Diversified conglomerate ITC Ltd disappointed markets with net profit rising by a mere 0.25 per cent at Rs 2,431 crore for the July to September quarter this fiscal. It stood at Rs 2,425 crore in the corresponding period last fiscal.
Profit remained flat mainly on account of an over one per cent drop in net sales to the tune of Rs 8,805 crore (approximately) for the period under review. Sales in the corresponding quarter last year stood at Rs 8,930 crore.
The net sales took a beating mainly on account of a fall in revenues from agri-business (10.5 per cent dip) and paper boards, paper and packaging segments (2.3 per cent). Accordingly, profit (before tax) for the two segments also saw a drop.
According to a statement issued by ITC, segment revenue during the quarter was impacted by the lack of export opportunities in wheat, coffee and soya.
“While export of Indian wheat was adversely impacted by lower international prices and poor quality due to unseasonal rains, soya and coffee trading opportunities were constrained due to adverse price parity in view of higher crop output and sharp currency depreciation in competing origins,” it said.
The Paper boards, Paper & Packaging segment continued to be impacted by the slowdown in the FMCG and Cigarette industry.

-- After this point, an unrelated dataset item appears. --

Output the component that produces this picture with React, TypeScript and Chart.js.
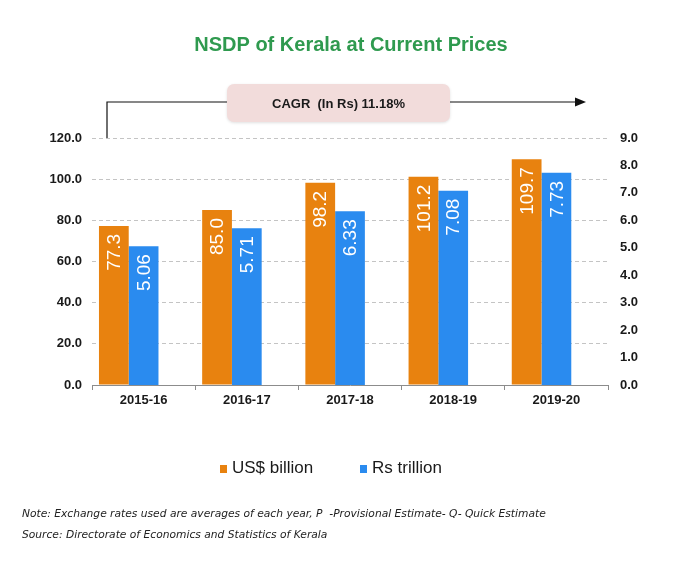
import { useEffect, useRef } from 'react';
import { Chart, registerables } from 'chart.js';

Chart.register(...registerables);

// Net State Domestic Product of Kerala, current prices
const categories = ['2015-16', '2016-17', '2017-18', '2018-19', '2019-20'];
const usdBillion = [77.3, 85.0, 98.2, 101.2, 109.7];
const rsTrillion = [5.06, 5.71, 6.33, 7.08, 7.73];
// an empty third slot keeps each pair to the left of its category centre
const spacer = [null, null, null, null, null];

const seriesNames = ['US$ billion', 'Rs trillion'];
const seriesColors = ['#e8820f', '#2a8bef'];

const leftAxisMax = 120;
const leftAxisStep = 20;
const rightAxisMax = 9;
const rightAxisStep = 1;

const titleText = 'NSDP of Kerala at Current Prices';
const cagrText = 'CAGR  (In Rs) 11.18%';
const noteLines = [
  'Note: Exchange rates used are averages of each year, P  -Provisional Estimate- Q- Quick Estimate',
  'Source: Directorate of Economics and Statistics of Kerala',
];

const SANS = '"Liberation Sans", Arial, sans-serif';

const decorations = {
  id: 'decorations',
  afterDatasetsDraw(chart: any) {
    const ctx = chart.ctx;
    [0, 1].forEach((di) => {
      const meta = chart.getDatasetMeta(di);
      meta.data.forEach((bar: any, i: number) => {
        const v = chart.data.datasets[di].data[i] as number;
        const text = di === 0 ? v.toFixed(1) : v.toFixed(2);
        ctx.save();
        ctx.translate(bar.x, bar.y + 8);
        ctx.rotate(-Math.PI / 2);
        ctx.font = `19px ${SANS}`;
        ctx.fillStyle = '#ffffff';
        ctx.textAlign = 'right';
        ctx.textBaseline = 'middle';
        ctx.fillText(text, 0, 1);
        ctx.restore();
      });
    });
  },
  afterDraw(chart: any) {
    const ctx = chart.ctx;
    const area = chart.chartArea;
    ctx.save();

    // title
    ctx.font = `bold 20px ${SANS}`;
    ctx.fillStyle = '#2f9a4f';
    ctx.textAlign = 'center';
    ctx.textBaseline = 'middle';
    ctx.fillText(titleText, 351, 45);

    // CAGR bracket with arrow
    const lineY = 102;
    const boxL = 227, boxR = 450, boxT = 84, boxB = 122;
    ctx.strokeStyle = '#111';
    ctx.lineWidth = 1.2;
    ctx.beginPath();
    ctx.moveTo(107, area.top);
    ctx.lineTo(107, lineY);
    ctx.lineTo(boxL, lineY);
    ctx.moveTo(boxR, lineY);
    ctx.lineTo(577, lineY);
    ctx.stroke();
    ctx.fillStyle = '#111';
    ctx.beginPath();
    ctx.moveTo(586, lineY);
    ctx.lineTo(575, lineY - 4.5);
    ctx.lineTo(575, lineY + 4.5);
    ctx.closePath();
    ctx.fill();

    ctx.shadowColor = 'rgba(0,0,0,0.12)';
    ctx.shadowBlur = 3;
    ctx.shadowOffsetY = 1;
    ctx.fillStyle = '#f2dcdb';
    ctx.beginPath();
    ctx.roundRect(boxL, boxT, boxR - boxL, boxB - boxT, 7);
    ctx.fill();
    ctx.shadowColor = 'rgba(0,0,0,0)';
    ctx.font = `bold 13px ${SANS}`;
    ctx.fillStyle = '#1a1a1a';
    ctx.textAlign = 'center';
    ctx.fillText(cagrText, (boxL + boxR) / 2, 104);

    // legend
    const legendItems = [
      { x: 220, name: seriesNames[0], color: seriesColors[0] },
      { x: 360, name: seriesNames[1], color: seriesColors[1] },
    ];
    ctx.font = `17px ${SANS}`;
    ctx.textAlign = 'left';
    legendItems.forEach((it) => {
      ctx.fillStyle = it.color;
      ctx.fillRect(it.x, 465, 7, 8);
      ctx.fillStyle = '#1a1a1a';
      ctx.fillText(it.name, it.x + 12, 468);
    });

    // notes
    ctx.font = `italic 10.7px "DejaVu Sans", sans-serif`;
    ctx.fillStyle = '#222';
    ctx.fillText(noteLines[0], 22, 514);
    ctx.fillText(noteLines[1], 22, 535);

    ctx.restore();
  },
};

export default function App() {
  const canvasRef = useRef<HTMLCanvasElement | null>(null);

  useEffect(() => {
    const canvas = canvasRef.current;
    if (!canvas) return;
    const tickFont = { family: SANS, size: 13, weight: 'bold' as const };
    const chart = new Chart(canvas, {
      type: 'bar',
      data: {
        labels: categories,
        datasets: [
          {
            label: seriesNames[0],
            data: usdBillion,
            backgroundColor: seriesColors[0],
            yAxisID: 'y',
            categoryPercentage: 0.865,
            barPercentage: 1,
          },
          {
            label: seriesNames[1],
            data: rsTrillion,
            backgroundColor: seriesColors[1],
            yAxisID: 'y1',
            categoryPercentage: 0.865,
            barPercentage: 1,
          },
          {
            label: 'spacer',
            data: spacer,
            backgroundColor: 'rgba(0,0,0,0)',
            yAxisID: 'y',
            categoryPercentage: 0.865,
            barPercentage: 1,
          },
        ],
      },
      options: {
        responsive: false,
        animation: false,
        devicePixelRatio: 1,
        layout: { padding: { top: 138, left: 0, right: 0, bottom: 0 } },
        plugins: {
          legend: { display: false },
          title: { display: false },
          tooltip: { enabled: false },
        },
        scales: {
          x: {
            afterFit: (s: any) => {
              s.height = 190;
            },
            border: { display: true, color: '#8c8c8c', width: 1 },
            grid: {
              display: true,
              drawOnChartArea: false,
              drawTicks: true,
              tickLength: 5,
              color: '#8c8c8c',
              offset: true,
            },
            ticks: { color: '#1a1a1a', font: tickFont, padding: 3 },
          },
          y: {
            position: 'left',
            min: 0,
            max: leftAxisMax,
            afterFit: (s: any) => {
              s.width = 92;
            },
            border: { display: false, dash: [4, 3] },
            grid: {
              color: '#c4c4c4',
              drawTicks: false,
            },
            ticks: {
              stepSize: leftAxisStep,
              color: '#1a1a1a',
              font: tickFont,
              padding: 10,
              callback: (v: any) => Number(v).toFixed(1),
            },
          },
          y1: {
            position: 'right',
            min: 0,
            max: rightAxisMax,
            afterFit: (s: any) => {
              s.width = 68;
            },
            border: { display: false },
            grid: { display: false, drawTicks: false },
            ticks: {
              stepSize: rightAxisStep,
              color: '#1a1a1a',
              font: tickFont,
              padding: 12,
              callback: (v: any) => Number(v).toFixed(1),
            },
          },
        },
      },
      plugins: [decorations],
    } as any);
    return () => chart.destroy();
  }, []);

  return (
    <div style={{ position: 'fixed', left: 0, top: 0, width: 676, height: 575, background: '#fff' }}>
      <canvas ref={canvasRef} width={676} height={575} />
    </div>
  );
}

“Reduction of import duties under various Free Trade Agreements, especially with ASEAN which became effective from 1st January 2014, also weighed on the performance of the domestic Paper and Paperboard industry. Cheap imports from China also adversely impacted the domestic industry. Consequently, Segment Revenue and profit remained subdued during the quarter,” the statement said.